Saturday 15 March 2014

The First World War

'However the war began - by German design, by the negligence of statesmen, by the purblindness of generals- there was nothing inevitable about its course'. So says Allan Mallinson, in 1914 - Fight the Good Fight - Britain, the Army and the Coming of the First World War.

German military ambition; unprepared and complacent politicians; inadequate, not to say incompetent generals: the tangled threefold cord that led eventually to war.

It is interesting what one can learn from books about WW1; for example, Germans were called Huns because of a speech of the Kaiser in 1900 when he boasted that China during the Boxer rebellion should be made to fear the Germans in the way Europe had once feared Attila the Hun; artesian wells are named after the region of Artois; 'tanks' are so called because when first transported during the First World War, in communications between England and France they were referred to as 'water tanks' to fool the Germans who might have intercepted any messages.

The fascinating issue however is: what caused the war? The three part BBC series '37 Days' did a good job of dramatising the historical events of the summer of 1914, from the assassination of Archduke Franz Ferdinand, heir to the Hapsburg throne, in Sarajevo on 28th June to the declaration by England of war on Germany on 4th August.

What is amazing with the wisdom of hindsight is the feeling that war could have been avoided. Why should a spot of bother in the Balkans really lead to war between the super-powers of Europe and beyond? That seems to have been the outlook of at least the British leaders. There was complacency and naivety, a kind of living in the halcyon days of Edwardian summers, not really believing anyone could actually want war in the Europe of the early 20th century.

But they reckoned without the martial mindset of Prussian dominated Germany - the one factor that did make war inevitable. To go to war to honour a commitment to Belgium and an understanding with France was after all not dishonourable or unreasonable. It was not an unnecessary war for Britain to fight. Just a tragic one ever to have been started.

Having said that, of all wars this is the most difficult for which to pin down a merely human reason, or chain of causation. An age had to come to an end, a new one begin, and it would take two wars, not one, to exhaust the world.

The result was a change of eras. It was a war taking place during an age of transition; weapons of destruction outstripped means of defence and strategies to counter them. A war of cavalry charges and gas masks, poison gas and zeppelins, tanks, aeroplanes and footslogging.

Above all, one sees men, often good men, in political leadership at the mercy of events. One cannot study the causes of this war in particular without being aware of events being carried by their own momentum. There was a sense of inevitability even while one wonders why it could not have been avoided.

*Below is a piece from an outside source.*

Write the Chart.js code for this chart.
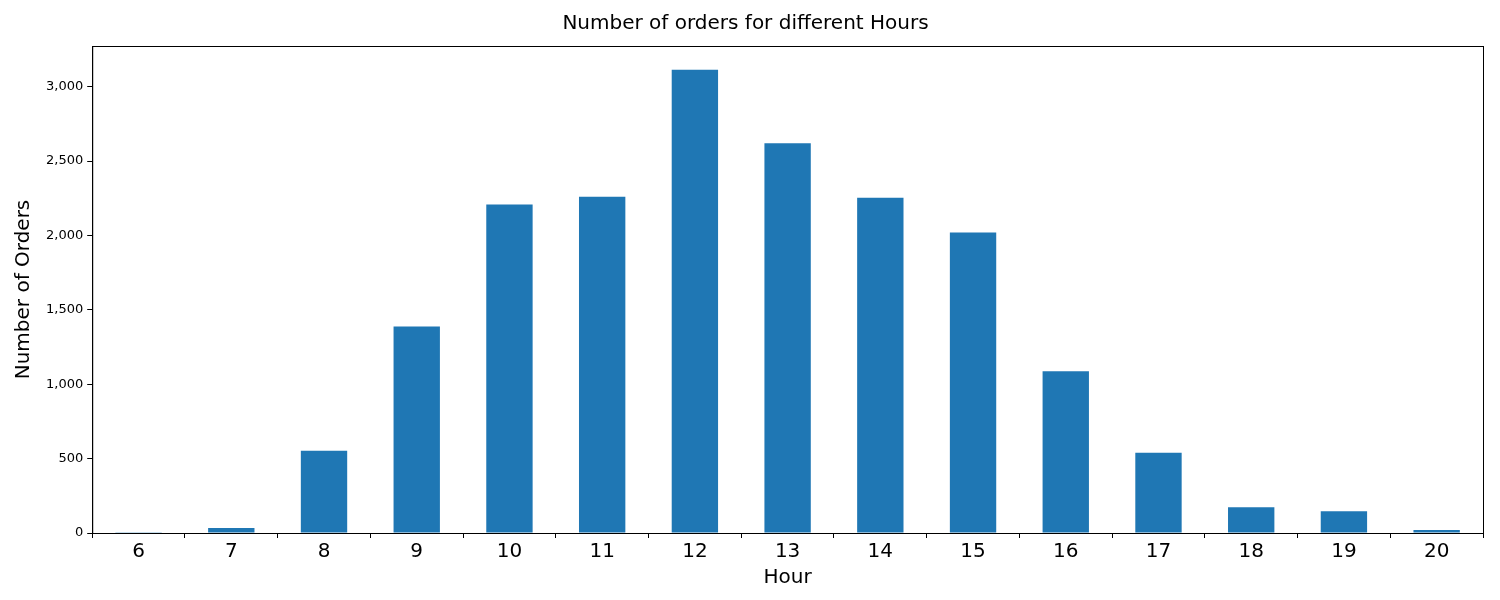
<!DOCTYPE html>
<html>
<head>
<script src="https://cdn.jsdelivr.net/npm/chart.js@4"></script>
<style>body{margin:0;background:#fff}</style>
</head>
<body>
<canvas id="chart" width="1500" height="600"></canvas>
<script>
// Orders per hour
const hours = ["6", "7", "8", "9", "10", "11", "12", "13", "14", "15", "16", "17", "18", "19", "20"];
const orders = [1, 33, 553, 1387, 2207, 2260, 3113, 2620, 2253, 2020, 1087, 540, 173, 147, 20];
const yTicks = [0, 500, 1000, 1500, 2000, 2500, 3000];

// Box around the plot area like matplotlib's spines
const frame = {
  id: "frame",
  afterDraw(chart) {
    const { ctx, chartArea: a } = chart;
    ctx.save();
    ctx.strokeStyle = "#000";
    ctx.lineWidth = 1;
    ctx.strokeRect(a.left + 0.5, a.top + 0.5, a.right - a.left, a.bottom - a.top);
    ctx.restore();
  },
};

const font = "'DejaVu Sans', sans-serif";

new Chart(document.getElementById("chart"), {
  type: "bar",
  data: {
    labels: hours,
    datasets: [{ data: orders, backgroundColor: "#1f77b4", categoryPercentage: 1, barPercentage: 0.5 }],
  },
  options: {
    responsive: false,
    animation: false,
    layout: { padding: { left: 8, right: 17, top: 4, bottom: 6 } },
    plugins: {
      legend: { display: false },
      tooltip: { enabled: false },
      title: {
        display: true,
        text: "Number of orders for different Hours",
        color: "#000",
        font: { family: font, size: 20, weight: "normal" },
        padding: { top: 8, bottom: 10 },
      },
    },
    scales: {
      x: {
        grid: { drawOnChartArea: false, tickLength: 5, color: "#000" },
        border: { color: "#000" },
        ticks: { color: "#000", font: { family: font, size: 20 }, maxRotation: 0, padding: 2 },
        title: { display: true, text: "Hour", color: "#000", font: { family: font, size: 20 }, padding: { top: 0 } },
      },
      y: {
        min: 0,
        max: 3273,
        afterBuildTicks(axis) { axis.ticks = yTicks.map((v) => ({ value: v })); },
        grid: { drawOnChartArea: false, tickLength: 5, color: "#000" },
        border: { color: "#000" },
        ticks: { color: "#000", font: { family: font, size: 13 }, padding: 4 },
        title: { display: true, text: "Number of Orders", color: "#000", font: { family: font, size: 20 }, padding: { bottom: 6 } },
      },
    },
  },
  plugins: [frame],
});
</script>
</body>
</html>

Which brings one to the idea of God. Ultimately the First World War happened because he willed it, though no evil is in him. There was a divine purpose in it all, though one does not presume to know what it was other than that in the end he will be glorified. An expression of the judgement of God, certainly, an outworking of the curse, a tragic testimony to human sinfulness. Every consideration of this and other wars should profoundly humble us.